The Merriam-Webster Dictionary defines madness as ‘behavior or thinking that is very foolish or dangerous’, whereas the term eccentricity is ‘deviation from an established pattern or norm; especially odd or whimsical behavior’. With that in mind, we choose to revise the offhand way we have previously referred to one of the most iconic actors ever to portray The Doctor. With sincerest apologies to Tom Baker, we simply didn’t think that calling his Fourth Doctor merely ‘eccentric’ did him justice…but his behavior is whimsical to say the least, deviates from all patterns we could possibly expect, but is by no means foolish in his actions. He knows precisely what he’s doing, and if you’re ever so fortunate, he might even explain…some small part of it.

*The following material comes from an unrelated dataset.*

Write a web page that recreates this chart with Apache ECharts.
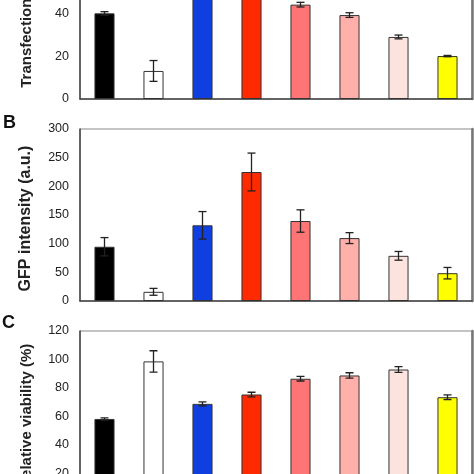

This week, Graeme Burke of Reality Bomb joins us as we sit back, kick our boots up onto the highest piece of furniture in the room, and enjoy the arrival of the Fourth Doctor in “Robot”. The Letts and Dicks era draws to a close, and they exeunt with a rollicking, well-paced, superbly cast (if slightly heavy-handed with the baddies) story that transitions us from the action-ready, take-charge days of Pertwee, into the unpredictable, what-in-the-world-is-he-grinning-at world of Baker. We salute Benton on his arguably finest story, watch Lis Sladen shine all the brighter in the presence of a new colleague, and wonder how much effort it took Terry Dicks to drop so much of an earlier Avengers episode into a Doctor Who script, given that “cut and paste” wasn’t available in 1974. Need a quick villain? Toss in a few fascist scientists bent on a new world order. Hey presto!

EXTRA: We reserve the right to play a little “Five Rounds Rapid” with our guest!